*Code that draws figures*:

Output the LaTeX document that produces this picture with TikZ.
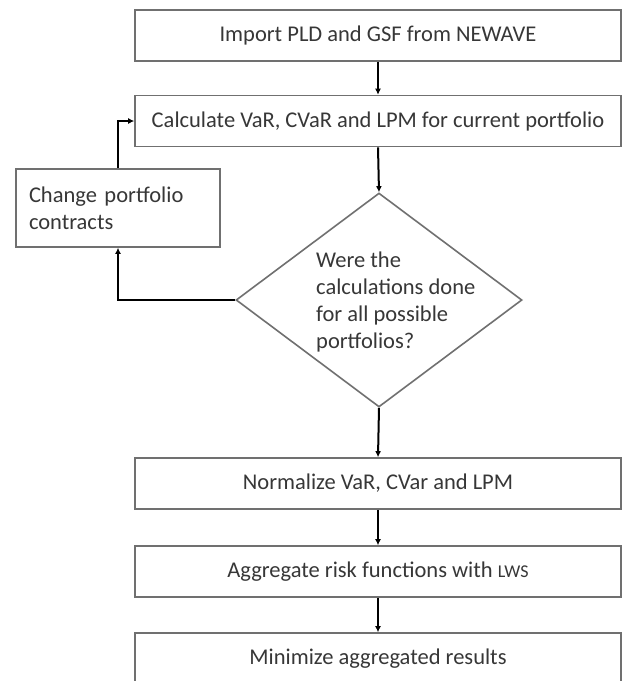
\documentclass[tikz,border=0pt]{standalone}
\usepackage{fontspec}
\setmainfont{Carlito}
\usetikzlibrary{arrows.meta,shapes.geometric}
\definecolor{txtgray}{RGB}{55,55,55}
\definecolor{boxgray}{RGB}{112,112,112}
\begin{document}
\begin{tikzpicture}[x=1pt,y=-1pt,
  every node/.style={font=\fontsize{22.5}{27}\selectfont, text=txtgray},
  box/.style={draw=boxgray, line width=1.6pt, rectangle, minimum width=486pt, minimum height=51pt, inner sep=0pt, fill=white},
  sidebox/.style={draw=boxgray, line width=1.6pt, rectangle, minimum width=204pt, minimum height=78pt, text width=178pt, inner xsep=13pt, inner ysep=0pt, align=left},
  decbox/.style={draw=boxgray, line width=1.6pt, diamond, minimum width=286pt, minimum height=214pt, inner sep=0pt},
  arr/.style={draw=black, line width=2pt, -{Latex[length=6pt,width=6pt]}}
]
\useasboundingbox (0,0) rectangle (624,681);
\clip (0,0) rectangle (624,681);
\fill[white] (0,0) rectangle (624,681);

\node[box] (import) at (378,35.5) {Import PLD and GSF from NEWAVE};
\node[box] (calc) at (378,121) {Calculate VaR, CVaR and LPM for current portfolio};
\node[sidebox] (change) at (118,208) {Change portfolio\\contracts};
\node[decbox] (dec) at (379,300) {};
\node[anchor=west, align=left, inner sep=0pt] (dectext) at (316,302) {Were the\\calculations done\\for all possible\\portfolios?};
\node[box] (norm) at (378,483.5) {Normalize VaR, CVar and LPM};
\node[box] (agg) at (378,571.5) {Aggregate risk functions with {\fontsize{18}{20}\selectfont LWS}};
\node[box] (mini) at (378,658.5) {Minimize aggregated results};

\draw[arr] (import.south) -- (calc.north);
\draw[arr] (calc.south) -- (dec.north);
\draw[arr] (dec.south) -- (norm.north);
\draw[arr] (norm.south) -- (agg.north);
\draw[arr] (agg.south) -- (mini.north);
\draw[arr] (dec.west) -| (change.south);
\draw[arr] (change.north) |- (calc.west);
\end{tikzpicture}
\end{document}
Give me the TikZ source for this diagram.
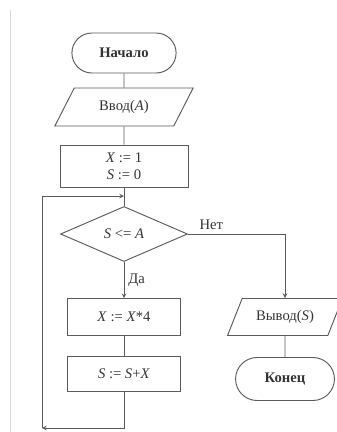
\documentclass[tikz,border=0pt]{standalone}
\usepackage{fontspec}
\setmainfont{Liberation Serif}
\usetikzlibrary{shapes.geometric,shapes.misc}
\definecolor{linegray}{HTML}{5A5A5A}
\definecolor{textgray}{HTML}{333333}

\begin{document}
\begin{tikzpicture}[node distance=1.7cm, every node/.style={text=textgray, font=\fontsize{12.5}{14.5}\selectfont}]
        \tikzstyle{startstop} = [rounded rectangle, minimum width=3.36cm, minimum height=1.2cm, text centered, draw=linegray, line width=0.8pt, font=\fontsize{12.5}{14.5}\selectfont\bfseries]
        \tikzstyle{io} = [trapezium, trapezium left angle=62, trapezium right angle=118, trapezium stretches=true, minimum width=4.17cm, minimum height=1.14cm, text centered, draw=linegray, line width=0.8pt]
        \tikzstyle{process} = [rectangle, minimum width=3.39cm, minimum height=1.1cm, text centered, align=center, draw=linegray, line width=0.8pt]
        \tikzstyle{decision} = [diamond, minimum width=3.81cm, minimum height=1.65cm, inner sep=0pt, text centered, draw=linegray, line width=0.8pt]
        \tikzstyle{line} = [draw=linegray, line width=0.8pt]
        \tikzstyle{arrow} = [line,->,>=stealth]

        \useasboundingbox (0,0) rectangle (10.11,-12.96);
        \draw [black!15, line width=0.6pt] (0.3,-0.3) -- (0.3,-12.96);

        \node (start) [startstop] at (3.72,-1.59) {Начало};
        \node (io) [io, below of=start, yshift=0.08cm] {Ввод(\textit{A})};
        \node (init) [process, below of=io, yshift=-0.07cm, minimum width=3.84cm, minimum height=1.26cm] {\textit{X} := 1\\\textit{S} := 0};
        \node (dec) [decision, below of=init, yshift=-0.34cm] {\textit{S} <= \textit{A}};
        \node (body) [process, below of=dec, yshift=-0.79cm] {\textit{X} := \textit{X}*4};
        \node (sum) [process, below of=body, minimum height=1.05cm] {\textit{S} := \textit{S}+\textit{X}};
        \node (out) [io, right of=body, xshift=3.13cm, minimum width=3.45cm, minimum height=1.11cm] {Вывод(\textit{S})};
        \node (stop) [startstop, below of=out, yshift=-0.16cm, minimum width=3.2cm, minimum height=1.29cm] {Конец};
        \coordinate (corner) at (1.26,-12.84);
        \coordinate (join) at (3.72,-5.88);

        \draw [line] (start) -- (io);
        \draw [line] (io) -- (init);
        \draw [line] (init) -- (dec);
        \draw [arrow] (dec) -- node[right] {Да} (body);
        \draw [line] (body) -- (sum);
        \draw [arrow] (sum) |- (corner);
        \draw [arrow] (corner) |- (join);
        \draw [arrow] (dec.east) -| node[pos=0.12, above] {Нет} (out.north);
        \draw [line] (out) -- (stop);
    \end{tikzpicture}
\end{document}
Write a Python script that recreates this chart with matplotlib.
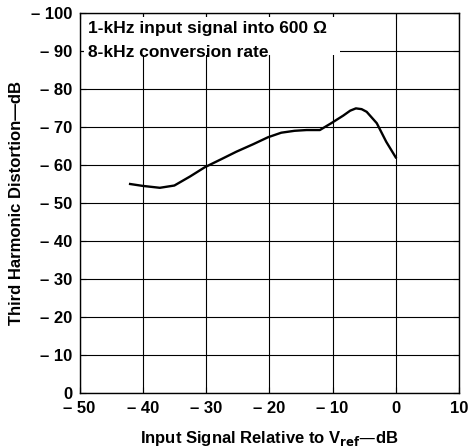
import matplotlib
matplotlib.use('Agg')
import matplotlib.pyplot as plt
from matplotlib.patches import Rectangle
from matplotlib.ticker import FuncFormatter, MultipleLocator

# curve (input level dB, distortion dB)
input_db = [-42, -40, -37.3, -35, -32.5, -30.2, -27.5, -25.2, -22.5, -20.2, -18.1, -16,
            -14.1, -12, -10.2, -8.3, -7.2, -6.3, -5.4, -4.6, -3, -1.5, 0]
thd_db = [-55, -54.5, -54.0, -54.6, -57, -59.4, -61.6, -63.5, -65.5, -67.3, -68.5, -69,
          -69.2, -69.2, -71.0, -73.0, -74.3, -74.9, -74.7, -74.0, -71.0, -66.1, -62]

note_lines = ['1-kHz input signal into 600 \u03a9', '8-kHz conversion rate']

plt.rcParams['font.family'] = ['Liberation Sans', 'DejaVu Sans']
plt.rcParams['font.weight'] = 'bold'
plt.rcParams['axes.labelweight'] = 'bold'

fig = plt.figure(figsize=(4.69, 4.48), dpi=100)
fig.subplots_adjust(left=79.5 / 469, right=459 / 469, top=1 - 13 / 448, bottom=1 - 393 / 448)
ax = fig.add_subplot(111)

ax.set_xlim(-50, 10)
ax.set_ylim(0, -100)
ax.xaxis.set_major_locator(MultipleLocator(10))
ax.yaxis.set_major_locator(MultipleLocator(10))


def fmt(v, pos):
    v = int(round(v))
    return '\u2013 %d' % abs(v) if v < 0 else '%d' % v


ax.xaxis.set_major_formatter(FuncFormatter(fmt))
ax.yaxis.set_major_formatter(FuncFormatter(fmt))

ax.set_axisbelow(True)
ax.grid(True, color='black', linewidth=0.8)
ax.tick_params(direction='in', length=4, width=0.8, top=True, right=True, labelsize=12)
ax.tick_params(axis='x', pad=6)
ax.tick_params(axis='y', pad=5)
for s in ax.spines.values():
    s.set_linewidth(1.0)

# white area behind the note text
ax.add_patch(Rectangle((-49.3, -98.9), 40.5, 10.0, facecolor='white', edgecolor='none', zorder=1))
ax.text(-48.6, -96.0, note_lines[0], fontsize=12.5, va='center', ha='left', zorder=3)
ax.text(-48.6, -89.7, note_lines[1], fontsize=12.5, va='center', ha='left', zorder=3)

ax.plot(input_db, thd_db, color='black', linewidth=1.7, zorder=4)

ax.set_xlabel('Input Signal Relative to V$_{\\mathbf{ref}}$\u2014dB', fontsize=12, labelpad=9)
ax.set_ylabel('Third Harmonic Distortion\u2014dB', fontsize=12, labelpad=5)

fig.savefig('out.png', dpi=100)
...
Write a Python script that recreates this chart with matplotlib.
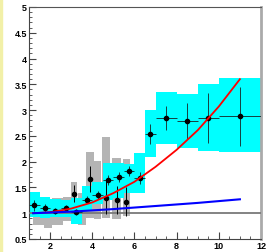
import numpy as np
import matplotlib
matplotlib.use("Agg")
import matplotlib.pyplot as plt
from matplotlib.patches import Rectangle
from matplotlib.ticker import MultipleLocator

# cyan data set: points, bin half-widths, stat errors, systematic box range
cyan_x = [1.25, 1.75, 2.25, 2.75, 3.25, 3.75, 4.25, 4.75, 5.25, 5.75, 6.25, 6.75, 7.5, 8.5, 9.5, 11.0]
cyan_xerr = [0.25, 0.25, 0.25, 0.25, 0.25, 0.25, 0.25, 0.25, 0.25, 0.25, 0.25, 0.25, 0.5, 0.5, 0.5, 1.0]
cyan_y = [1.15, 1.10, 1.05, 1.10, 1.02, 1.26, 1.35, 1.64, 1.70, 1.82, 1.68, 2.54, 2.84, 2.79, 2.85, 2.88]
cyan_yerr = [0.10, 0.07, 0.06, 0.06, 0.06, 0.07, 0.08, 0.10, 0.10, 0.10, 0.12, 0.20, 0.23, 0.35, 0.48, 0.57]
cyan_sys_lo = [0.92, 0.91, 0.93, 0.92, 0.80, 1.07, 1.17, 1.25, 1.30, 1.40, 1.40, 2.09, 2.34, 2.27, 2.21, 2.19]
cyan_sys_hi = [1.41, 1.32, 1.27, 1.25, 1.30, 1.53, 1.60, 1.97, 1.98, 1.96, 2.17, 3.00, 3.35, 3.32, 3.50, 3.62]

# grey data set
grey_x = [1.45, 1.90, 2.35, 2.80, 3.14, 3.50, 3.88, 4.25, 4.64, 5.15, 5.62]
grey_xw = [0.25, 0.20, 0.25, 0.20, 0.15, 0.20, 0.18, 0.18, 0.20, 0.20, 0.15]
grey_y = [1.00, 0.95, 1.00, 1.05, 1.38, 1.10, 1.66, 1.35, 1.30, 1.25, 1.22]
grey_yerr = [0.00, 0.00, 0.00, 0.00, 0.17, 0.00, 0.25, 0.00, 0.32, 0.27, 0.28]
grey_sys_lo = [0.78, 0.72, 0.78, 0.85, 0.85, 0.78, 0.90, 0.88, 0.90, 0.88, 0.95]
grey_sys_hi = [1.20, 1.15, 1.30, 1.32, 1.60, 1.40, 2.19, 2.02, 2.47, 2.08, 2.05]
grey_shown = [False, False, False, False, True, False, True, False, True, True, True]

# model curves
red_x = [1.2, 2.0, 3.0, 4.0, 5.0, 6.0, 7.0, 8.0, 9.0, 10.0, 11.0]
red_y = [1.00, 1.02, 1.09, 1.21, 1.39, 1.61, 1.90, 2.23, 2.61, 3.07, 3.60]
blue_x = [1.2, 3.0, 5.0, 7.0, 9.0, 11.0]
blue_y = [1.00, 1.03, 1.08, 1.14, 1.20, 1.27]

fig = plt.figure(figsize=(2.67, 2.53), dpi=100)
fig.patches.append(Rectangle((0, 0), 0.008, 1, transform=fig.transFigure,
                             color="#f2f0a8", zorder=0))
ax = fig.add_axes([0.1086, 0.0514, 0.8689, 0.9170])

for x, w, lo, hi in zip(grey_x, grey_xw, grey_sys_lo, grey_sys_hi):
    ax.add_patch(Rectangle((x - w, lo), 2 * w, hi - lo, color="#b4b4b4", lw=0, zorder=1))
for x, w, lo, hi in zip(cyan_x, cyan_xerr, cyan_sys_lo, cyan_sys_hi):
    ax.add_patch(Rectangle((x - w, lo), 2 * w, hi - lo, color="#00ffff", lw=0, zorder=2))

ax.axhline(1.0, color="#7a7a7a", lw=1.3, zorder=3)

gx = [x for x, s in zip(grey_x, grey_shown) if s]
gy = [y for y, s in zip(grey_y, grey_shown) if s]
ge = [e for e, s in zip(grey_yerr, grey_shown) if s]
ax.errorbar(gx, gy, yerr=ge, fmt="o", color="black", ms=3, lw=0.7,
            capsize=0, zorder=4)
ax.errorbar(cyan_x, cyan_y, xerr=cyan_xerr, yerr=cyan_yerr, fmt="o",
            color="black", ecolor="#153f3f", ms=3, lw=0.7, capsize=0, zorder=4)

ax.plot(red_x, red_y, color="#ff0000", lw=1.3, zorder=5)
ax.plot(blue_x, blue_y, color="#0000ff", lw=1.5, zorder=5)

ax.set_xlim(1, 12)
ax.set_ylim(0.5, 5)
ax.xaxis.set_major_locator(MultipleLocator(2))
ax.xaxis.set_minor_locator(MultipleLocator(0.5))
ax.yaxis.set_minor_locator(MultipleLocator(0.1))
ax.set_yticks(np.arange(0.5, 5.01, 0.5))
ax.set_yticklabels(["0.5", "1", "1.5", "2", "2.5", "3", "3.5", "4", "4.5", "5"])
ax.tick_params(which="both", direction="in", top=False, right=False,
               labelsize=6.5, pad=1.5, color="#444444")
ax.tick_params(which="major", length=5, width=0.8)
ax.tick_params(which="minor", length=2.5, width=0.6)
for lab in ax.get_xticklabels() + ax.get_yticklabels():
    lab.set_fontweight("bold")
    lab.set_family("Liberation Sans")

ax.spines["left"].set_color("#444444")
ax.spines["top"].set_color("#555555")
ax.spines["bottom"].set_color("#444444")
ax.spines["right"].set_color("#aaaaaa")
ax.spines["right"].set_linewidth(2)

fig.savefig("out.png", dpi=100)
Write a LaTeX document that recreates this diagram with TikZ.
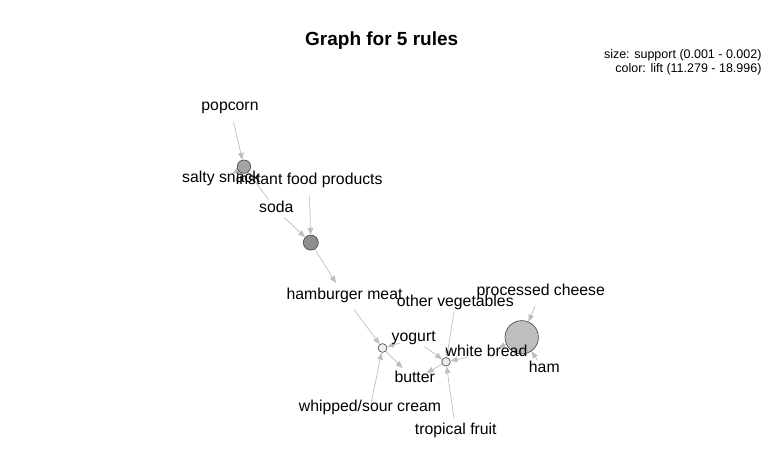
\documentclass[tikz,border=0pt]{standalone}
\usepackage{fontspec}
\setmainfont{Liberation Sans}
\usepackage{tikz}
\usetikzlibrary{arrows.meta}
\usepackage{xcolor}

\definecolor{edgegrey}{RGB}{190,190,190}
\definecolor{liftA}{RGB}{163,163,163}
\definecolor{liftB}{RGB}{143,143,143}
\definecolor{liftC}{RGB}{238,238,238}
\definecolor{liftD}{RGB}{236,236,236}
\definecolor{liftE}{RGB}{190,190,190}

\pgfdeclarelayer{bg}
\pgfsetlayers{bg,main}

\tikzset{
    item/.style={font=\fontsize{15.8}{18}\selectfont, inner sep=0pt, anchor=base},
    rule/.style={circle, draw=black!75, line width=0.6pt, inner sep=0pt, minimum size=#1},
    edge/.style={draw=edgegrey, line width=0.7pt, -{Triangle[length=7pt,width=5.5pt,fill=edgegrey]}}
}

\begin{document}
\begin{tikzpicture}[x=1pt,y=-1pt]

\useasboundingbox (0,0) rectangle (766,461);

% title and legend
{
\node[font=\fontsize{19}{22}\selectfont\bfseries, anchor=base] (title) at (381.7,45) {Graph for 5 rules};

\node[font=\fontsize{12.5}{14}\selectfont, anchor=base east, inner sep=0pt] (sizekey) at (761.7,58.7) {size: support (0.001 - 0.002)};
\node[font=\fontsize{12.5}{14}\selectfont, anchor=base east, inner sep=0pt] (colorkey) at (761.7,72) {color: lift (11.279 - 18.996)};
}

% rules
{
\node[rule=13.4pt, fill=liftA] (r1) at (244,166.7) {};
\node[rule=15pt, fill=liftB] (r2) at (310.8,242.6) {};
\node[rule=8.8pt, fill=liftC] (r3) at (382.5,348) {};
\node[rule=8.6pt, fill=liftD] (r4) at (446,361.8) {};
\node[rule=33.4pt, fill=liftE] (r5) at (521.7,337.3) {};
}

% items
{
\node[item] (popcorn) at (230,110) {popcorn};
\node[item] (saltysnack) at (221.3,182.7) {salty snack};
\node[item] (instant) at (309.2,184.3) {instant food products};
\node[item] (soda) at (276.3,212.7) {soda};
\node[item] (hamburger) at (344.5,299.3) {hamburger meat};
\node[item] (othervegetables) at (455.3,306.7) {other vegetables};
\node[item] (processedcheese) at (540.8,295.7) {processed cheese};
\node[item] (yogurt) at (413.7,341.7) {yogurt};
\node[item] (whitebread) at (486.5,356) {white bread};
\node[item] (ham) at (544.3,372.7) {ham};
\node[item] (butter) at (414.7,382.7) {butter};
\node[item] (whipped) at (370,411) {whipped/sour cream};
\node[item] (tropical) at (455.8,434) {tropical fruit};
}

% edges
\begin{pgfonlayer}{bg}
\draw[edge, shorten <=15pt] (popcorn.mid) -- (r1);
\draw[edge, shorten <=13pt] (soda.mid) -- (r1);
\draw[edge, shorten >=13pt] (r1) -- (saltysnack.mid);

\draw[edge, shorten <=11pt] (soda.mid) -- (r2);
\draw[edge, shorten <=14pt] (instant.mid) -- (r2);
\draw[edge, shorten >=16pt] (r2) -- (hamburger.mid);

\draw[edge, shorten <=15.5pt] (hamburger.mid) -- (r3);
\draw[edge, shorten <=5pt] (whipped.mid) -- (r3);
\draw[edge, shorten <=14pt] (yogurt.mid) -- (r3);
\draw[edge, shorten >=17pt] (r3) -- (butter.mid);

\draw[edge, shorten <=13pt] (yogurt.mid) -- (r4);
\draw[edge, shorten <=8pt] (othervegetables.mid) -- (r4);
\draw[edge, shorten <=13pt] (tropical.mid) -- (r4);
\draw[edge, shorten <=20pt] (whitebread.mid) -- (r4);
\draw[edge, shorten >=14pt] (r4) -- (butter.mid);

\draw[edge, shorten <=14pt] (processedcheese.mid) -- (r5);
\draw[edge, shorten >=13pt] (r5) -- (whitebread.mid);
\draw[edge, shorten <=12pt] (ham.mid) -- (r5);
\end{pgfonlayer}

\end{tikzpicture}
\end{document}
* * *
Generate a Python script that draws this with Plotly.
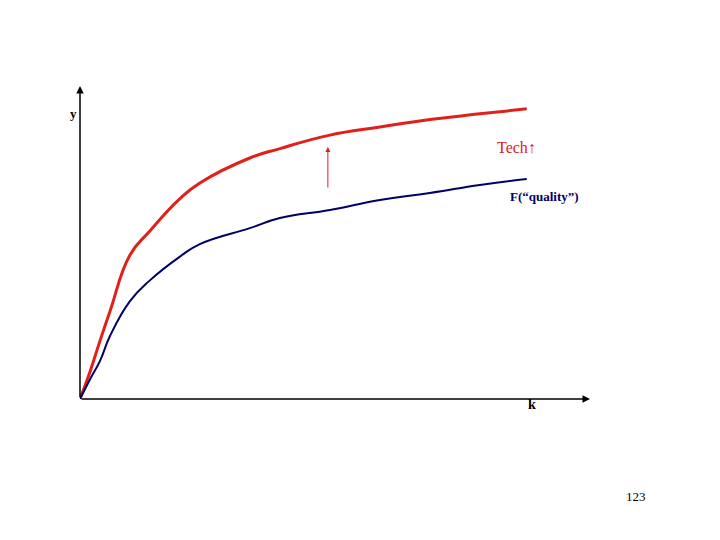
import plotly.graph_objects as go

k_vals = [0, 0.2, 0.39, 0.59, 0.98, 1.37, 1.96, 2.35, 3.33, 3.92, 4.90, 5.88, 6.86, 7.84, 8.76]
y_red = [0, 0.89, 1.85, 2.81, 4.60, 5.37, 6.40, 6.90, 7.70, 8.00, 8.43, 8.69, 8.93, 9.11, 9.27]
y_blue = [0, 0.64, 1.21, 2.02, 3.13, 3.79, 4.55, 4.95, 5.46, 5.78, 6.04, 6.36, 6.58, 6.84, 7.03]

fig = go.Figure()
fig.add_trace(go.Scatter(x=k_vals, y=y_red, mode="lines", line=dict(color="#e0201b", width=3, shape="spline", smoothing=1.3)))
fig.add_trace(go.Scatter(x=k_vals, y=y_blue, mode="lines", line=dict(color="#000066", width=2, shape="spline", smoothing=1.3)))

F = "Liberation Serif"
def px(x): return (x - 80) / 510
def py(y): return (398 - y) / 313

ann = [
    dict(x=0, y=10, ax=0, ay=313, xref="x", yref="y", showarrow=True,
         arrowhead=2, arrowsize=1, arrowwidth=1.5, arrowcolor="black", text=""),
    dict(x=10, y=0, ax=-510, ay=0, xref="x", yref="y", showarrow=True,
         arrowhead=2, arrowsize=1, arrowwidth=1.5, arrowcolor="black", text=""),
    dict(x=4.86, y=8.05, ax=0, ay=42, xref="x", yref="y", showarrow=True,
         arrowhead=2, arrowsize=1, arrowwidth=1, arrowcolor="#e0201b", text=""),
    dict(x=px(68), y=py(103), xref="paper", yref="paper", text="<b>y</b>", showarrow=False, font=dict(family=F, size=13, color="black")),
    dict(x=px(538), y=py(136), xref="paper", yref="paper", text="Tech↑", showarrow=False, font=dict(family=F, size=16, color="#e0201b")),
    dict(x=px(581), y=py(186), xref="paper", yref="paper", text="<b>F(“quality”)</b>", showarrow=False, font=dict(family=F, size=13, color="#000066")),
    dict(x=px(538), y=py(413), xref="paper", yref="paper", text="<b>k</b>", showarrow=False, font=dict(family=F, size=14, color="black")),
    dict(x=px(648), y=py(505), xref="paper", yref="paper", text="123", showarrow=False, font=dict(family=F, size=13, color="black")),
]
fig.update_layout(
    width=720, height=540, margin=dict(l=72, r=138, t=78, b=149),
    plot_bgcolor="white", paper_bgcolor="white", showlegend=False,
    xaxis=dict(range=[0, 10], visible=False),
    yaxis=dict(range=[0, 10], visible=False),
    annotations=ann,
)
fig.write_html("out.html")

*Directions*: Leave out every picture, then retype exactly the lines from the one containing "Generate a Python" through the one containing "def py(y): return (398 - y) / 313".

*Solution to the exercise*:
Generate a Python script that draws this with Plotly.
import plotly.graph_objects as go

k_vals = [0, 0.2, 0.39, 0.59, 0.98, 1.37, 1.96, 2.35, 3.33, 3.92, 4.90, 5.88, 6.86, 7.84, 8.76]
y_red = [0, 0.89, 1.85, 2.81, 4.60, 5.37, 6.40, 6.90, 7.70, 8.00, 8.43, 8.69, 8.93, 9.11, 9.27]
y_blue = [0, 0.64, 1.21, 2.02, 3.13, 3.79, 4.55, 4.95, 5.46, 5.78, 6.04, 6.36, 6.58, 6.84, 7.03]

fig = go.Figure()
fig.add_trace(go.Scatter(x=k_vals, y=y_red, mode="lines", line=dict(color="#e0201b", width=3, shape="spline", smoothing=1.3)))
fig.add_trace(go.Scatter(x=k_vals, y=y_blue, mode="lines", line=dict(color="#000066", width=2, shape="spline", smoothing=1.3)))

F = "Liberation Serif"
def px(x): return (x - 80) / 510
def py(y): return (398 - y) / 313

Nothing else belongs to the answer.